Like most students in real workshops, these young writers will be careful in rendering judgment on each other, both wince and rejoice when another student is criticized, and writhe with envy when someone else is praised. As for the teacher, Leonard, he's a nightmare: a bitter old coot whose own writing career came to a halt for reasons we'll eventually learn, and who now works as an editor and leads expensive seminars (this one cost each participant $5,000) for the apparent sole purpose of tormenting students. His criticisms are lazy, since he barely bothers to read what's in front of him, and viciously ego-destroying — and he's also one of those swaggering journo-novelists who claims to have been in many dangerous hot spots worldwide. "I ate cabbage with a Chechnyan psychopath," he says, in an implied reproach to his students' insularity. "It was fucked up, all of it. But it was relevant." Kate will eventually have fun with this, offering him part of a memoir — a form he's mercilessly mocked — by a "Cubano transvestite gang member" she knows.
This play isn't deep. None of these characters is fully fleshed out, and Rebeck doesn't have any particularly penetrating things to say about writing. Leonard's pronouncements are cruel and funny but only rarely incisive — as when he says that Douglas's story exhibits "a level of competence that's almost chilling in its thoroughness" and adds that its "perplexed tone of detached intelligence" makes it perfect for The New Yorker. Kate's depression feels like aimless ennui rather than serious questioning, and she assuages her demons with Chinese food, chips and raw cookie dough like dozens of sitcom heroines before her. We don't know how Izzy feels about the effect of her own sexual allure on the others — or, in fact, about writing — though she does make it clear that she knows how to use her attractiveness for professional gain. And Martin remains an inarticulate jangle of nerves from beginning to end.

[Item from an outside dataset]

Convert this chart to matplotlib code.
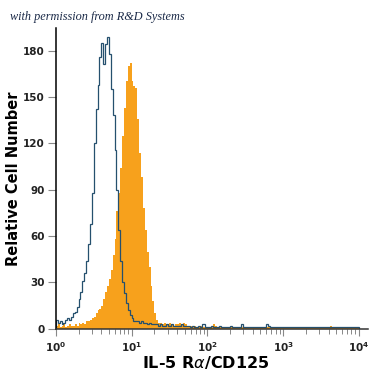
import matplotlib.pyplot as plt
import numpy as np

# histogram channels: 40 per decade, 10^0 .. 10^4 (log10 edges)
bin_width = 0.025
log_edges = np.arange(0, 4 + bin_width / 2, bin_width)

# isotype control (outline)
isotype = [6, 4, 5, 3, 4, 6, 7, 6, 8, 10, 11, 14, 19, 24, 31, 36, 44, 55, 68, 88,
           120, 142, 158, 176, 185, 171, 184, 189, 178, 155, 138, 116, 90, 64, 44, 30, 23, 17, 12, 9,
           7, 5, 5, 5, 4, 5, 4, 4, 3, 4, 3, 3, 3, 3, 2, 3, 2, 2, 3, 2,
           2, 3, 2, 2, 2, 2, 3, 2, 2, 2, 2, 1, 2, 1, 1, 2, 1, 3, 3, 1,
           1, 1, 2, 1, 1, 1, 2, 1, 1, 1, 1, 1, 2, 1, 1, 1, 1, 1, 3, 1,
           1, 1, 1, 1, 1, 1, 1, 1, 1, 1, 1, 3, 2, 1, 1, 1, 1, 1, 1, 1,
           1, 1, 1, 1, 1, 1, 1, 1, 1, 1, 1, 1, 1, 1, 1, 1, 1, 1, 1, 1,
           1, 1, 1, 1, 1, 1, 1, 1, 1, 1, 1, 1, 1, 1, 1, 1, 1, 1, 1, 1]

# IL-5 Ra stained (filled)
stained = [2, 3, 1, 2, 3, 1, 2, 3, 2, 2, 3, 2, 4, 3, 4, 3, 5, 5, 6, 7,
           8, 10, 12, 13, 15, 19, 24, 28, 32, 38, 48, 58, 76, 88, 104, 125, 143, 160, 170, 172,
           160, 157, 156, 136, 114, 98, 78, 64, 50, 40, 28, 18, 10, 6, 4, 4, 3, 4, 3, 3,
           4, 3, 2, 3, 3, 4, 3, 4, 3, 2, 2, 2, 1, 2, 1, 1, 2, 1, 1, 1,
           1, 1, 1, 3, 2, 1, 1, 1, 1, 1, 1, 1, 1, 1, 1, 1, 1, 1, 1, 1,
           1, 1, 1, 1, 1, 1, 1, 1, 1, 1, 1, 1, 1, 1, 1, 1, 1, 1, 1, 1,
           1, 1, 1, 1, 1, 1, 1, 1, 1, 1, 1, 1, 1, 1, 1, 1, 1, 1, 1, 1,
           1, 1, 1, 1, 1, 2, 1, 1, 1, 1, 1, 1, 1, 1, 1, 1, 1, 1, 1, 1]

yticks = [0, 30, 60, 90, 120, 150, 180]
xticks = [1, 10, 100, 1000, 10000]
xtick_labels = [r'$\mathbf{10^{0}}$', r'$\mathbf{10^{1}}$', r'$\mathbf{10^{2}}$',
                r'$\mathbf{10^{3}}$', r'$\mathbf{10^{4}}$']

edges = 10 ** log_edges

fig = plt.figure(figsize=(3.75, 3.75), dpi=100)
ax = fig.add_axes([0.149, 0.123, 0.832, 0.802])

ax.stairs(stained, edges, fill=True, color='#F7A11C', linewidth=0)
ax.stairs(isotype, edges, color='#25506E', linewidth=0.9)

ax.set_xscale('log')
ax.set_xlim(1, 10 ** 4.12)
ax.set_ylim(0, 194.5)

ax.set_yticks(yticks)
ax.set_yticklabels([str(v) for v in yticks], fontsize=7.5, fontweight='bold', color='#222222')
ax.set_xticks(xticks)
ax.set_xticklabels(xtick_labels, fontsize=7.5, color='#222222')
ax.xaxis.set_minor_locator(plt.matplotlib.ticker.LogLocator(base=10, subs=np.arange(2, 10)))
ax.xaxis.set_minor_formatter(plt.NullFormatter())

ax.tick_params(axis='y', length=6, width=0.8, color='#888888', pad=2)
ax.tick_params(axis='x', which='major', length=5, width=0.8, color='#888888', pad=3)
ax.tick_params(axis='x', which='minor', length=3.5, width=0.7, color='#888888')

for s in ['top', 'right']:
    ax.spines[s].set_visible(False)
ax.spines['left'].set_linewidth(1.1)
ax.spines['bottom'].set_linewidth(1.1)
ax.spines['bottom'].set_color('#333333')

ax.set_ylabel('Relative Cell Number', fontsize=10.5, fontweight='bold')
ax.yaxis.set_label_coords(-0.112, 0.5)
ax.set_xlabel(r'IL-5 R$\alpha$/CD125', fontsize=11.5, fontweight='bold')
ax.xaxis.set_label_coords(0.48, -0.085)

fig.text(0.027, 0.955, 'with permission from R&D Systems', fontsize=8.8,
         family='Liberation Serif', style='italic', color='#1B2A48', va='center')

fig.savefig('out.png', dpi=100)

But there's also a lot of smart, caustic humor here, and at a lively ninety minutes, Seminar makes for a fast and very entertaining evening. The production is well directed by Stephen Weitz, Ron Mueller has contributed an exceptionally functional and well-detailed set, and the acting is solid. John Ashton (a Westword staff writer decades ago) is a suitably foul-mouthed and morally ambiguous Leonard, and Matthew Blood-Smyth is a comically arrogant Douglas. Devon James makes Kate pleasantly disheveled, accomplishing an interesting transformation toward the end, and as Izzie, Mary Kay Riley deploys her poised beauty and long, graceful legs to full effect. Martin is supposed to be neurotic, but there are moments when, as played by Sean Scrutchins, he becomes almost incoherently so.

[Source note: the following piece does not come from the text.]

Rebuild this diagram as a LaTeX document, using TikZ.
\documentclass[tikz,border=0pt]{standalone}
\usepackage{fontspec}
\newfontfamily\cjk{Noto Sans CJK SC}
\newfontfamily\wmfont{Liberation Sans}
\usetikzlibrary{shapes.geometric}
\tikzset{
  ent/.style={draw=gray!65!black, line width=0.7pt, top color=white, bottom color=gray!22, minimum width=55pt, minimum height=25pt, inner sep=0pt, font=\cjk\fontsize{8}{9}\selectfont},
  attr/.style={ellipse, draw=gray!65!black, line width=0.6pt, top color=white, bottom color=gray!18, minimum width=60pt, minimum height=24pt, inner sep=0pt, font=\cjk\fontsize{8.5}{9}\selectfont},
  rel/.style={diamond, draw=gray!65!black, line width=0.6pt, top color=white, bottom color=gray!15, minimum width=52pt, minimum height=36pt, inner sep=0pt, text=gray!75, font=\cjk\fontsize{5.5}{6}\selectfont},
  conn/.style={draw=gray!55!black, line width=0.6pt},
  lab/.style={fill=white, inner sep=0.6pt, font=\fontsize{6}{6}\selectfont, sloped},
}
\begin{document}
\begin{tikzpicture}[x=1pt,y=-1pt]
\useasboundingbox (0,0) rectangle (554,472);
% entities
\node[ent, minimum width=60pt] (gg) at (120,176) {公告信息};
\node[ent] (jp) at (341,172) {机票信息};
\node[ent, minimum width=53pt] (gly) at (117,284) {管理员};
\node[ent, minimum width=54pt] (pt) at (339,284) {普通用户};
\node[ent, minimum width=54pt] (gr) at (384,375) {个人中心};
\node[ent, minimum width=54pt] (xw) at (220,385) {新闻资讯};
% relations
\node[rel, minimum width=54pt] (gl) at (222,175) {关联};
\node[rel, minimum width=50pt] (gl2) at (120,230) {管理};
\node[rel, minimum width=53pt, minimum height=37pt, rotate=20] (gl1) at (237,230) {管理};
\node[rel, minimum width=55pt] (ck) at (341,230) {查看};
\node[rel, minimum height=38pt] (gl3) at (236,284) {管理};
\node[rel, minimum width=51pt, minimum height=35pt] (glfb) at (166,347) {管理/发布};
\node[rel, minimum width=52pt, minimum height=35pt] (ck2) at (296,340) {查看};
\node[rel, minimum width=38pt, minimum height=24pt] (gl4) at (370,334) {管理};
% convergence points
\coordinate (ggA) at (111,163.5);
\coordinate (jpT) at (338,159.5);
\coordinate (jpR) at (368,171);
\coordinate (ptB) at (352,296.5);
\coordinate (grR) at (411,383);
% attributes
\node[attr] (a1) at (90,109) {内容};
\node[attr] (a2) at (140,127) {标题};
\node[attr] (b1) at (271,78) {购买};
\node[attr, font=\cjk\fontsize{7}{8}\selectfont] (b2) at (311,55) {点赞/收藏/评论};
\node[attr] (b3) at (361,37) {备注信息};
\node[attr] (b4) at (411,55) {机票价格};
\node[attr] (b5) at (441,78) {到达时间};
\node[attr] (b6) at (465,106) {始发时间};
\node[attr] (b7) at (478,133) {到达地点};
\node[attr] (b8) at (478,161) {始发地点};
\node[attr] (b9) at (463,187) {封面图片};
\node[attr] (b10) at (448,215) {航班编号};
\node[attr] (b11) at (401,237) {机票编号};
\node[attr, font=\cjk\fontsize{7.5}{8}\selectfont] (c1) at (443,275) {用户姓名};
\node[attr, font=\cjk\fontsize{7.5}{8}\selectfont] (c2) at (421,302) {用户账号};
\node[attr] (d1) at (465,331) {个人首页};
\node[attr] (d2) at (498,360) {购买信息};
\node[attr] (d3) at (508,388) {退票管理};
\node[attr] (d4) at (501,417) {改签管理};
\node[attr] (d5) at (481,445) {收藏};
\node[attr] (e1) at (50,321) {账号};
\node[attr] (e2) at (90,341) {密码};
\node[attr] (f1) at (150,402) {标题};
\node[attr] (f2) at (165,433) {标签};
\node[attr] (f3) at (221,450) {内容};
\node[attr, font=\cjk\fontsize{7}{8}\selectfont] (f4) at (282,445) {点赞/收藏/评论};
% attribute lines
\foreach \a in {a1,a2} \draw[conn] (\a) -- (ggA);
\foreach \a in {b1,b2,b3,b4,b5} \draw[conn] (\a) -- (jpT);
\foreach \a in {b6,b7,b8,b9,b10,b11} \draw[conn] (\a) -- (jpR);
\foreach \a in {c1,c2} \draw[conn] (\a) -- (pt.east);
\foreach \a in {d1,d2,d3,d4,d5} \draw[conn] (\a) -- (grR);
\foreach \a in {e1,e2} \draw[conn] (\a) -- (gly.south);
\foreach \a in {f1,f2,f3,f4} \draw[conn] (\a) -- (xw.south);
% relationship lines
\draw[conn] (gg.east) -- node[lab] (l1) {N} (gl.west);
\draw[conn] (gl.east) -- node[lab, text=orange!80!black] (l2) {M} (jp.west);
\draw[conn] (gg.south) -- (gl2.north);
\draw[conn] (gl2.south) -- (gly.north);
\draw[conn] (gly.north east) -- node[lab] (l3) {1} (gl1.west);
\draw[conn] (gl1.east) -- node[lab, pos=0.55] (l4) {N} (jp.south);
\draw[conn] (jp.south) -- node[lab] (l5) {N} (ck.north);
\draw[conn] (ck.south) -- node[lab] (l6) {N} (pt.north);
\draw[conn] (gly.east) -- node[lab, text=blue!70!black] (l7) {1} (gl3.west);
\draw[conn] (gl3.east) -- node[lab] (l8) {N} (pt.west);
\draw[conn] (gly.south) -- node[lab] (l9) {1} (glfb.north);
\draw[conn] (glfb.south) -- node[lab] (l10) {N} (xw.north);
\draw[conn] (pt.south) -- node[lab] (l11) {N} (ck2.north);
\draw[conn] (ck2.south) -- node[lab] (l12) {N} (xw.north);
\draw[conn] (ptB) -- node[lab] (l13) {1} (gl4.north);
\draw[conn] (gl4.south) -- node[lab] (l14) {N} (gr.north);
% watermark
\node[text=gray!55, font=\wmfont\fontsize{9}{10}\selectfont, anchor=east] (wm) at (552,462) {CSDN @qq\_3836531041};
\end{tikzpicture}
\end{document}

The blacker the humor, the more interesting the action, so it's a shame things get serious and a touch sentimental toward the end, with Leonard and Martin alone together, admiring each others' work and expressing their mutual love for language and literature. There is a saving grace, though, an implied sting in the tail: just the hint of a suggestion that if Martin chooses to walk through the door to a writer's life Leonard is holding invitingly open for him, he'll find he has struck a Faustian bargain.